1. **Find the Center:** The center is $(h, k)$. From $(x+3)^2$, I know $h$ is $-3$ (because $x - (-3) = x+3$). From $(y-2)^2$, I know $k$ is $2$. So the center is **$(-3, 2)$**.

2. **Find 'a' and 'b':**
The number under the $x$ term is $a^2$, so $a^2 = 1$, which means $a = 1$.
The number under the $y$ term is $b^2$, so $b^2 = 4$, which means $b = 2$.

3. **Find the Vertices:** For a hyperbola that opens left and right, the vertices are $a$ units away from the center along the horizontal line. So, the vertices are $(h \pm a, k)$.
$(-3 \pm 1, 2)$
This gives me two vertices: $(-3 + 1, 2) = (-2, 2)$ and $(-3 - 1, 2) = (-4, 2)$.

4. **Find the Foci:** For a hyperbola, we use the formula $c^2 = a^2 + b^2$.
$c^2 = 1^2 + 2^2 = 1 + 4 = 5$.
So, $c = \sqrt{5}$.
The foci are $c$ units away from the center along the same axis as the vertices. So, the foci are $(h \pm c, k)$.
$(-3 \pm \sqrt{5}, 2)$.
So the foci are $(-3 + \sqrt{5}, 2)$ and $(-3 - \sqrt{5}, 2)$.

5. **Find the Asymptotes:** These are the lines the hyperbola gets closer and closer to.
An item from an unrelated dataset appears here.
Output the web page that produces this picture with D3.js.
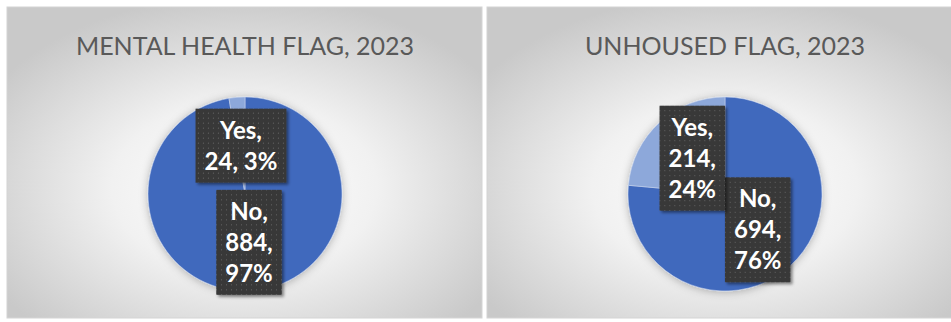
<!DOCTYPE html>
<html>
<head>
<meta charset="utf-8">
<script src="https://cdn.jsdelivr.net/npm/d3@7"></script>
<style>
  html, body { margin: 0; padding: 0; background: #ffffff; }
  svg { display: block; }
</style>
</head>
<body>
<svg id="chart" width="951" height="322"></svg>
<script>
// Chart titles, one per panel
const titles = ["MENTAL HEALTH FLAG, 2023", "UNHOUSED FLAG, 2023"];
// Slice categories (drawn clockwise from 12 o'clock)
const categories = ["No", "Yes"];
// Counts per panel
const mentalHealthCounts = [884, 24];
const unhousedCounts = [694, 214];
const panelValues = [mentalHealthCounts, unhousedCounts];

const sliceColors = ["#4169BD", "#8DA8DA"];

const svg = d3.select("#chart");
const defs = svg.append("defs");

// Panel background: soft radial fade from white to grey
const grad = defs.append("radialGradient")
  .attr("id", "panelBg").attr("cx", "50%").attr("cy", "58%").attr("r", "62%");
grad.append("stop").attr("offset", "0%").attr("stop-color", "#ffffff");
grad.append("stop").attr("offset", "45%").attr("stop-color", "#f1f1f1");
grad.append("stop").attr("offset", "100%").attr("stop-color", "#c9c9c9");

// Dotted fill for the data-label boxes
const pat = defs.append("pattern")
  .attr("id", "dots").attr("patternUnits", "userSpaceOnUse")
  .attr("width", 5).attr("height", 5);
pat.append("rect").attr("width", 5).attr("height", 5).attr("fill", "#383838");
pat.append("circle").attr("cx", 2.5).attr("cy", 2.5).attr("r", 0.6).attr("fill", "#6a6a6a");

const pieShadow = defs.append("filter").attr("id", "pieShadow")
  .attr("x", "-20%").attr("y", "-20%").attr("width", "140%").attr("height", "140%");
pieShadow.append("feDropShadow").attr("dx", 0).attr("dy", 1).attr("stdDeviation", 4)
  .attr("flood-color", "#000").attr("flood-opacity", 0.28);

const boxShadow = defs.append("filter").attr("id", "boxShadow")
  .attr("x", "-20%").attr("y", "-20%").attr("width", "150%").attr("height", "150%");
boxShadow.append("feDropShadow").attr("dx", 2).attr("dy", 2).attr("stdDeviation", 1.5)
  .attr("flood-color", "#000").attr("flood-opacity", 0.45);

const panelW = 475, panelH = 311, panelY = 7;
const panelX = d3.scaleOrdinal().domain([0, 1]).range([7, 487]);
const pieCx = 238, pieCy = 187, radius = 97;

const pie = d3.pie().sort(null).value(d => d);
const arc = d3.arc().innerRadius(0).outerRadius(radius);

const labelFont = "bold 24px Lato, 'Open Sans', sans-serif";
const lineH = 31, padX = 9, padY = 6, wrapMax = 80;

// Measure text widths for wrapping label words
const ctx = document.createElement("canvas").getContext("2d");
ctx.font = labelFont;
function wrap(words) {
  const lines = [];
  let cur = "";
  words.forEach(w => {
    const trial = cur ? cur + " " + w : w;
    if (cur && ctx.measureText(trial).width > wrapMax) {
      lines.push(cur);
      cur = w;
    } else cur = trial;
  });
  if (cur) lines.push(cur);
  return lines;
}

panelValues.forEach((vals, i) => {
  const g = svg.append("g").attr("transform", `translate(${panelX(i)},${panelY})`);

  g.append("rect")
    .attr("width", panelW).attr("height", panelH)
    .attr("fill", "url(#panelBg)")
    .attr("stroke", "#d4d4d4").attr("stroke-width", 1);

  g.append("text")
    .attr("x", pieCx).attr("y", 48)
    .attr("text-anchor", "middle")
    .attr("font-family", "Lato, 'Open Sans', sans-serif")
    .attr("font-size", 25)
    .attr("fill", "#595959")
    .text(titles[i]);

  const total = d3.sum(vals);
  const arcs = pie(vals);
  const pg = g.append("g").attr("transform", `translate(${pieCx},${pieCy})`);

  pg.append("g").attr("filter", "url(#pieShadow)")
    .selectAll("path").data(arcs).join("path")
    .attr("d", arc)
    .attr("fill", (d, k) => sliceColors[k])
    .attr("stroke", "#c9d6ef").attr("stroke-width", 0.8).attr("stroke-opacity", 0.7);

  // Data labels: category on its own line, then "value, percent" wrapped
  arcs.forEach((d, k) => {
    const pct = Math.round(d.value / total * 100) + "%";
    const lines = [categories[k] + ","].concat(wrap([d.value + ",", pct]));
    const w = d3.max(lines, l => ctx.measureText(l).width) + padX * 2;
    const h = lines.length * lineH + padY * 2;
    const [cx, cy] = arc.centroid(d);
    const lg = pg.append("g").attr("transform", `translate(${cx},${cy})`);
    lg.append("rect")
      .attr("x", -w / 2).attr("y", -h / 2).attr("width", w).attr("height", h)
      .attr("fill", "url(#dots)").attr("filter", "url(#boxShadow)");
    lg.selectAll("text").data(lines).join("text")
      .attr("x", 0)
      .attr("y", (l, j) => -h / 2 + padY + lineH * j + lineH * 0.5)
      .attr("dy", "0.36em")
      .attr("text-anchor", "middle")
      .style("font", labelFont)
      .attr("fill", "#ffffff")
      .text(l => l);
  });
});
</script>
</body>
</html>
For a hyperbola that opens left and right, the asymptote equations are $y - k = \pm \frac{b}{a}(x - h)$.
Plug in $h=-3$, $k=2$, $a=1$, $b=2$:
$y - 2 = \pm \frac{2}{1}(x - (-3))$
$y - 2 = \pm 2(x + 3)$

Let's break this into two lines:
* For the positive part: $y - 2 = 2(x + 3)$
$y - 2 = 2x + 6$
$y = 2x + 8$
* For the negative part: $y - 2 = -2(x + 3)$
$y - 2 = -2x - 6$
$y = -2x - 4$

And that's all the important stuff about this hyperbola!